Marcus is gaining some serious traction in credit cards, despite its short tenure in the business, demonstrating the acumen that Goldman brings with it and how its strong brand has helped it to enter consumer banking. For example, in early 2022 Marcus took over a co-branded card with General Motors that helps customers earn points toward new GM vehicles and pays seven times points on purchases at GM. This card was previously with Capital One so this looks like a big win for Marcus over an established incumbent. Marcus also has a partnership with perhaps the most visible brand in the world, Apple, to launch a branded credit card.

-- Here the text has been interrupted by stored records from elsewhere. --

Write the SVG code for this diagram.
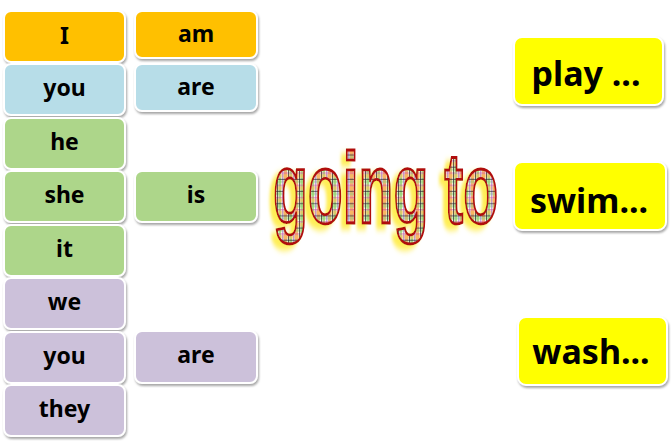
<svg xmlns="http://www.w3.org/2000/svg" width="671" height="447" viewBox="0 0 671 447">
<defs>
<filter id="sh" x="-10%" y="-10%" width="125%" height="130%">
<feDropShadow dx="1" dy="2" stdDeviation="1" flood-color="#808080" flood-opacity="0.7"/>
</filter>
<filter id="glow" x="-10%" y="-30%" width="120%" height="160%">
<feGaussianBlur in="SourceAlpha" stdDeviation="1.8"/>
<feOffset dx="-5" dy="2.6" result="b"/>
<feFlood flood-color="#FFEE55"/>
<feComposite in2="b" operator="in" result="s"/>
<feMerge><feMergeNode in="s"/><feMergeNode in="SourceGraphic"/></feMerge>
</filter>
<pattern id="plaid" width="11" height="7" patternUnits="userSpaceOnUse">
<rect width="11" height="7" fill="#FFFBEE"/>
<rect x="0" y="0" width="3" height="7" fill="#F59A50" opacity="0.75"/>
<rect x="5.5" y="0" width="2.5" height="7" fill="#8ED060" opacity="0.7"/>
<rect x="0" y="0" width="11" height="2" fill="#F8B850" opacity="0.55"/>
<rect x="0" y="3.5" width="11" height="1.6" fill="#88D070" opacity="0.5"/>
<rect x="9.3" y="0" width="1" height="7" fill="#9A6AD8" opacity="0.8"/>
<rect x="0" y="6" width="11" height="0.7" fill="#D04A8A" opacity="0.6"/>
<rect x="4" y="0" width="0.7" height="7" fill="#222"/>
<rect x="0" y="2.6" width="11" height="0.45" fill="#222"/>
</pattern>
</defs>
<style>
.b{stroke:#FFFFFF;stroke-width:2;filter:url(#sh)}
.o{fill:#FFC000}.bl{fill:#B7DDE8}.g{fill:#ADD68A}.p{fill:#CCC1DA}.y{fill:#FFFF00}
.t{font-family:"Comic Sans MS","Noto Sans",sans-serif;font-weight:bold;font-size:23px;fill:#000;text-anchor:middle}
.ty{font-family:"Comic Sans MS","Noto Sans",sans-serif;font-weight:bold;font-size:34px;fill:#000;text-anchor:middle}
.w{font-family:"Liberation Sans",Arial,sans-serif;font-weight:bold;font-size:57px}
</style>
<rect width="671" height="447" fill="#FFFFFF"/>
<g id="n-I"><rect class="b o" x="4" y="11" width="121" height="51" rx="7"/><text class="t" x="64.5" y="44">I</text></g>
<g id="n-you1"><rect class="b bl" x="4" y="64" width="121" height="51" rx="7"/><text class="t" x="64.5" y="96">you</text></g>
<g id="n-he"><rect class="b g" x="4" y="118" width="121" height="51" rx="7"/><text class="t" x="64.5" y="150">he</text></g>
<g id="n-she"><rect class="b g" x="4" y="171" width="121" height="51" rx="7"/><text class="t" x="64.5" y="203">she</text></g>
<g id="n-it"><rect class="b g" x="4" y="225" width="121" height="51" rx="7"/><text class="t" x="64.5" y="257">it</text></g>
<g id="n-we"><rect class="b p" x="4" y="278" width="121" height="51" rx="7"/><text class="t" x="64.5" y="310">we</text></g>
<g id="n-you2"><rect class="b p" x="4" y="332" width="121" height="51" rx="7"/><text class="t" x="64.5" y="364">you</text></g>
<g id="n-they"><rect class="b p" x="4" y="385" width="121" height="51" rx="7"/><text class="t" x="64.5" y="417">they</text></g>
<g id="n-am"><rect class="b o" x="135" y="11" width="122" height="47" rx="7"/><text class="t" x="196" y="42">am</text></g>
<g id="n-are1"><rect class="b bl" x="135" y="64" width="122" height="47" rx="7"/><text class="t" x="196" y="95">are</text></g>
<g id="n-is"><rect class="b g" x="135" y="171" width="122" height="51" rx="7"/><text class="t" x="196" y="203">is</text></g>
<g id="n-are2"><rect class="b p" x="135" y="331" width="122" height="52" rx="7"/><text class="t" x="196" y="363">are</text></g>
<g id="n-going">
<text class="w" transform="translate(273,223) scale(1,1.74)" x="0" y="0" textLength="225" lengthAdjust="spacingAndGlyphs" fill="url(#plaid)" stroke="#B01010" stroke-width="1.6" filter="url(#glow)">going to</text>
</g>
<g id="n-play"><rect class="b y" x="514" y="37" width="149" height="68" rx="8"/><text class="ty" x="586" y="86">play ...</text></g>
<g id="n-swim"><rect class="b y" x="514" y="162" width="152" height="68" rx="8"/><text class="ty" x="589" y="213">swim...</text></g>
<g id="n-wash"><rect class="b y" x="518" y="317" width="149" height="68" rx="8"/><text class="ty" x="591" y="364">wash...</text></g>
<g id="connectors"></g>
</svg>
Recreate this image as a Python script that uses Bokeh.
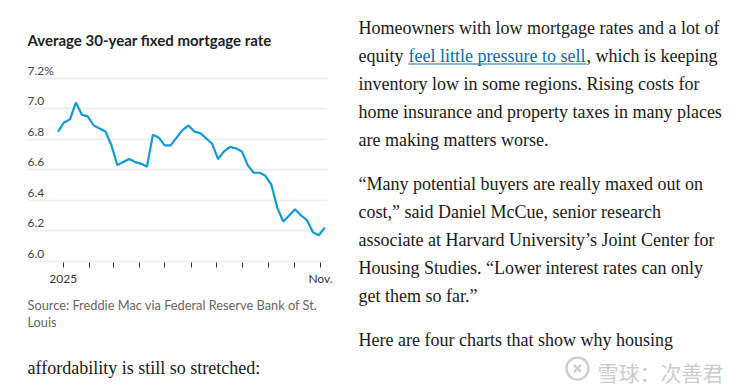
from datetime import datetime
from bokeh.plotting import figure
from bokeh.layouts import row, column
from bokeh.models import Range1d, FixedTicker, Label
from bokeh.core.properties import value
from bokeh.embed import file_html
from bokeh.resources import INLINE

# ---------------- data ----------------
week_dates = [
    "2024-12-26", "2025-01-02", "2025-01-09", "2025-01-16", "2025-01-23", "2025-01-30",
    "2025-02-06", "2025-02-13", "2025-02-20", "2025-02-27", "2025-03-06", "2025-03-13",
    "2025-03-20", "2025-03-27", "2025-04-03", "2025-04-10", "2025-04-17", "2025-04-24",
    "2025-05-01", "2025-05-08", "2025-05-15", "2025-05-22", "2025-05-29", "2025-06-05",
    "2025-06-12", "2025-06-18", "2025-06-26", "2025-07-03", "2025-07-10", "2025-07-17",
    "2025-07-24", "2025-07-31", "2025-08-07", "2025-08-14", "2025-08-21", "2025-08-28",
    "2025-09-04", "2025-09-11", "2025-09-18", "2025-09-25", "2025-10-02", "2025-10-09",
    "2025-10-16", "2025-10-23", "2025-10-30", "2025-11-06",
]
rates = [
    6.85, 6.91, 6.93, 7.04, 6.96, 6.95,
    6.89, 6.87, 6.85, 6.76, 6.63, 6.65,
    6.67, 6.65, 6.64, 6.62, 6.83, 6.81,
    6.76, 6.76, 6.81, 6.86, 6.89, 6.85,
    6.84, 6.81, 6.77, 6.67, 6.72, 6.75,
    6.74, 6.72, 6.63, 6.58, 6.58, 6.56,
    6.50, 6.35, 6.26, 6.30, 6.34, 6.30,
    6.27, 6.19, 6.17, 6.22,
]
y_ticks = [6.0, 6.2, 6.4, 6.6, 6.8, 7.0, 7.2]
y_tick_labels = ["6.0", "6.2", "6.4", "6.6", "6.8", "7.0", "7.2%"]
x_tick_dates = ["2025-01-01", "2025-02-01", "2025-03-01", "2025-04-01", "2025-05-01",
                "2025-06-01", "2025-07-01", "2025-08-01", "2025-09-01", "2025-10-01",
                "2025-11-01"]
x_tick_labels = ["2025", "", "", "", "", "", "", "", "", "", "Nov."]

chart_title = "Average 30-year fixed mortgage rate"
source_lines = ["Source: Freddie Mac via Federal Reserve Bank of St.", "Louis"]

para1_lines = [
    "Homeowners with low mortgage rates and a lot of",
    "inventory low in some regions. Rising costs for",
    "home insurance and property taxes in many places",
    "are making matters worse.",
]
para1_link_line = ["equity ", "feel little pressure to sell", ", which is keeping"]
para2_lines = [
    "\u201cMany potential buyers are really maxed out on",
    "cost,\u201d said Daniel McCue, senior research",
    "associate at Harvard University\u2019s Joint Center for",
    "Housing Studies. \u201cLower interest rates can only",
    "get them so far.\u201d",
]
para3_lines = ["Here are four charts that show why housing"]
left_tail = "affordability is still so stretched:"
watermark = "雪球：次善君"

# ---------------- helpers ----------------
EPOCH = datetime(1970, 1, 1)


def to_ms(s):
    return (datetime.strptime(s, "%Y-%m-%d") - EPOCH).total_seconds() * 1000.0


DAY = 86400000.0
xs = [to_ms(d) for d in week_dates]
tick_ms = [to_ms(d) for d in x_tick_dates]

SANS = "Lato"
SERIF = "Liberation Serif"
BODY = "18px"
TXT = "#1a1a1a"
LINK = "#0A6BB3"
DY = -5  # baseline correction for text glyphs

# page geometry
TOTAL_W, TOTAL_H = 740, 386
LW = 346                     # left column width
RW = TOTAL_W - LW            # right column width
TOP_H = 62                   # title strip height
FRAME_L, FRAME_W = 27, 300   # chart frame
FRAME_R = LW - FRAME_L - FRAME_W
FRAME_T, FRAME_B = 62, 262   # page y of chart frame top / bottom
CHART_BOTTOM = 290
CHART_H = CHART_BOTTOM - TOP_H
BOT_H = TOTAL_H - CHART_BOTTOM


def text_canvas(w, h, x0, x1, left=0, right=0):
    f = figure(width=w, height=h, output_backend="svg", toolbar_location=None,
               x_range=Range1d(x0, x1), y_range=Range1d(h, 0),
               x_axis_location=None, y_axis_location=None,
               min_border_left=left, min_border_right=right,
               min_border_top=0, min_border_bottom=0)
    f.outline_line_color = None
    f.grid.visible = False
    f.background_fill_color = "white"
    f.border_fill_color = "white"
    return f


def put(f, x, yb, txt, font=SANS, size="12px", color="#222222", style="normal"):
    f.text(x=[x], y=[yb + DY], text=[txt], text_font=value(font), text_font_size=size,
           text_color=color, text_font_style=style, text_baseline="alphabetic",
           text_align="left")


# ---------------- title strip ----------------
top = text_canvas(LW, TOP_H, FRAME_L, FRAME_L + FRAME_W, FRAME_L, FRAME_R)
put(top, 27, 44, chart_title, size="15px", color="#222222", style="bold")

# ---------------- chart ----------------
px_per_day = 0.84638
x_start = tick_ms[0] - (62.7 - FRAME_L) / px_per_day * DAY
x_end = x_start + FRAME_W / px_per_day * DAY
px_per_unit = 152.5
y_start = 6.0 - (FRAME_B - 260.7) / px_per_unit
y_end = y_start + (FRAME_B - FRAME_T) / px_per_unit

p = figure(
    width=LW, height=CHART_H, output_backend="svg", toolbar_location=None,
    x_axis_type="datetime", y_axis_location=None,
    x_range=Range1d(x_start, x_end), y_range=Range1d(y_start, y_end),
    min_border_left=FRAME_L, min_border_right=FRAME_R,
    min_border_top=FRAME_T - TOP_H, min_border_bottom=CHART_BOTTOM - FRAME_B,
)
p.outline_line_color = None
p.background_fill_color = "white"
p.border_fill_color = "white"
p.xgrid.grid_line_color = None
p.ygrid.ticker = FixedTicker(ticks=y_ticks)
p.ygrid.grid_line_color = "#efefef"
p.ygrid.grid_line_width = 2

ax = p.xaxis[0]
ax.ticker = FixedTicker(ticks=tick_ms)
ax.major_label_overrides = {int(t): lab for t, lab in zip(tick_ms, x_tick_labels)}
ax.axis_line_color = None
ax.major_tick_line_color = "#333333"
ax.major_tick_in = 0
ax.major_tick_out = 5
ax.minor_tick_line_color = None
ax.major_label_text_font = SANS
ax.major_label_text_font_size = "12px"
ax.major_label_text_color = "#333333"
ax.major_label_standoff = 3

p.line(xs, rates, line_color="#0E9BD8", line_width=2.2)

for v, t in zip(y_ticks, y_tick_labels):
    p.add_layout(Label(x=0, y=v, x_units="screen", y_units="data", text=t,
                       text_font=SANS, text_font_size="12px", text_color="#444444",
                       text_baseline="alphabetic", y_offset=7.5))

# ---------------- bottom-left text ----------------
bot = text_canvas(LW, BOT_H, FRAME_L, FRAME_L + FRAME_W, FRAME_L, FRAME_R)
y0 = CHART_BOTTOM
put(bot, 27, 309 - y0, source_lines[0], size="12.8px", color="#666666")
put(bot, 27, 326 - y0, source_lines[1], size="12.8px", color="#666666")
put(bot, 27, 372 - y0, left_tail, font=SERIF, size=BODY, color=TXT)

# ---------------- right column text ----------------
rt = text_canvas(RW, TOTAL_H, LW, TOTAL_W)
X0 = 358
put(rt, X0, 32, para1_lines[0], font=SERIF, size=BODY, color=TXT)
put(rt, X0, 60, para1_link_line[0], font=SERIF, size=BODY, color=TXT)
put(rt, 408, 60, para1_link_line[1], font=SERIF, size=BODY, color=LINK)
put(rt, 586, 60, para1_link_line[2], font=SERIF, size=BODY, color=TXT)
rt.segment(x0=[408], y0=[63.5], x1=[586], y1=[63.5], line_color=LINK, line_width=1)
for yb, line in zip([88, 116, 144], para1_lines[1:]):
    put(rt, X0, yb, line, font=SERIF, size=BODY, color=TXT)
for yb, line in zip([188, 216, 244, 272, 300], para2_lines):
    put(rt, X0, yb, line, font=SERIF, size=BODY, color=TXT)
put(rt, X0, 344, para3_lines[0], font=SERIF, size=BODY, color=TXT)

# watermark (logo ring + text)
rt.scatter(x=[577], y=[368], size=22, marker="circle", fill_color=None,
           line_color="#d0d0d0", line_width=2.5)
rt.scatter(x=[577], y=[368], size=10, marker="x", line_color="#d0d0d0", line_width=2.5)
put(rt, 597, 376, watermark, font="Noto Sans CJK SC", size="21px", color="#cccccc")

layout = row(column(top, p, bot, spacing=0), rt, spacing=0)
open("out.html", "w").write(file_html(layout, INLINE))
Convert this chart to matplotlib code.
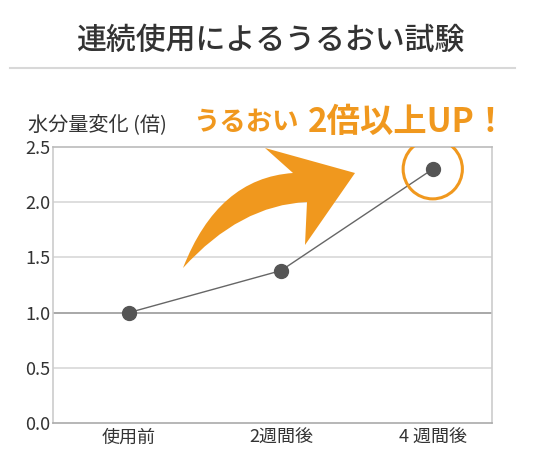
import matplotlib.pyplot as plt
from matplotlib.path import Path
from matplotlib.patches import PathPatch, Ellipse

plt.rcParams['font.family'] = ['Noto Sans CJK JP', 'DejaVu Sans']

periods = ['使用前', '2週間後', '4 週間後']
moisture_ratio = [1.0, 1.38, 2.30]
y_ticks = [0.0, 0.5, 1.0, 1.5, 2.0, 2.5]

ORANGE = '#F0981E'
W, H = 540, 465

fig = plt.figure(figsize=(W / 100, H / 100), dpi=100)
fig.patch.set_facecolor('white')


def px(x, y):
    # image pixel (from top-left) -> figure fraction
    return (x / W, 1 - y / H)


# title + rule under it
fig.text(0.5, px(0, 40)[1], '連続使用によるうるおい試験', ha='center', va='center',
         fontsize=21.5, fontweight='medium', color='#333333')
fig.add_artist(plt.Line2D([10 / W, 515 / W], [px(0, 68)[1]] * 2,
                          color='#d8d8d8', lw=1.5, transform=fig.transFigure))

ax = fig.add_axes([53 / W, 42 / H, 439 / W, 276 / H])
xs = range(len(periods))

for v in y_ticks[1:-1]:
    ax.axhline(v, color='#999999' if v == 1.0 else '#d8d8d8', lw=1.2, zorder=1)

ax.plot(xs, moisture_ratio, color='#666666', lw=1, marker='o', markersize=10,
        markerfacecolor='#555555', markeredgecolor='#555555', zorder=3)

ax.set_xlim(-0.5, 2.39)
ax.set_ylim(0, 2.5)
ax.set_yticks(y_ticks)
ax.set_yticklabels([f'{v:.1f}' for v in y_ticks])
ax.set_xticks(list(xs))
ax.set_xticklabels(periods)
ax.tick_params(length=0, labelsize=13, colors='#333333', pad=4)
ax.tick_params(axis='y', pad=2)
for side, c in [('left', '#cccccc'), ('right', '#cccccc'), ('top', '#bbbbbb'), ('bottom', '#aaaaaa')]:
    ax.spines[side].set_color(c)
    ax.spines[side].set_linewidth(1.2)

# highlight circle around the last point
ax.add_patch(Ellipse((2, moisture_ratio[2]), 0.39, 0.54, fill=False,
                     edgecolor=ORANGE, lw=2.2, zorder=4))

# big curved arrow
pts = [px(183, 268), px(218, 178), px(293, 173), px(265, 148), px(355, 173),
       px(305, 245), px(307, 202), px(240, 205), px(183, 268)]
codes = [Path.MOVETO, Path.CURVE3, Path.CURVE3, Path.LINETO, Path.LINETO,
         Path.LINETO, Path.LINETO, Path.CURVE3, Path.CURVE3]
fig.add_artist(PathPatch(Path(pts, codes), facecolor=ORANGE, edgecolor='none',
                         transform=fig.transFigure))

# labels above the plot
fig.text(28 / W, px(0, 125)[1], '水分量変化 (倍)', ha='left', va='center',
         fontsize=14.5, color='#333333')
fig.text(193 / W, px(0, 123)[1], 'うるおい', ha='left', va='center',
         fontsize=19, fontweight='bold', color=ORANGE)
fig.text(508 / W, px(0, 122)[1], '2倍以上UP！', ha='right', va='center',
         fontsize=24, fontweight='bold', color=ORANGE)

fig.savefig('out.png', dpi=100, facecolor='white')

From crypto skeptic to zealot?
While it is not yet a meaningful part of the company's business and it is too early to know what its ultimate strategy will be, it is exciting to see the 153-year-old bank change its stance on cryptocurrency and begin to enter the market. Just two years ago Goldman said that crypto was not a real asset class, but in March 2022 the company completed its first over-the-counter Bitcoin transaction and the company now has trading desks for Bitcoin and Ethereum futures and derivatives. Goldman made a splash this March when it changed its landing page to prominently feature Web3 and the metaverse. It's very early in this story, but I like the fact that Goldman is skating to where the puck is going by adapting to new opportunities. Furthermore, with the strength of its prestigious brand (not to mention its high pay), there's no reason to think that Goldman won't be able to attract some of the best and brightest minds in crypto to further build out its strategy here.
Shares of the financial services giant look like a bargain no matter how you slice it. The shares now trade at just 5.6 times earnings, which is much cheaper than the broader stock market, while the share-price-to-book-value is just under 1.2. Book value is basically the value you would have left if you liquidated the company and distributed its assets, so Goldman is only trading at a 20% premium to that low bar. Lastly, a price-to-earnings-growth value of 0.5 means that Goldman also looks undervalued for a company with its earnings growth. In addition to this favorable valuation, Goldman also offers investors the added bonus of a dividend yield of 2.4%.
Is Goldman Sachs a buy?
Goldman Sachs is a global financial powerhouse that looks like it is on sale right now. And given the company's attractive valuation, growing consumer business, and nascent but intriguing forays into crypto, it looks like a solid buy from here.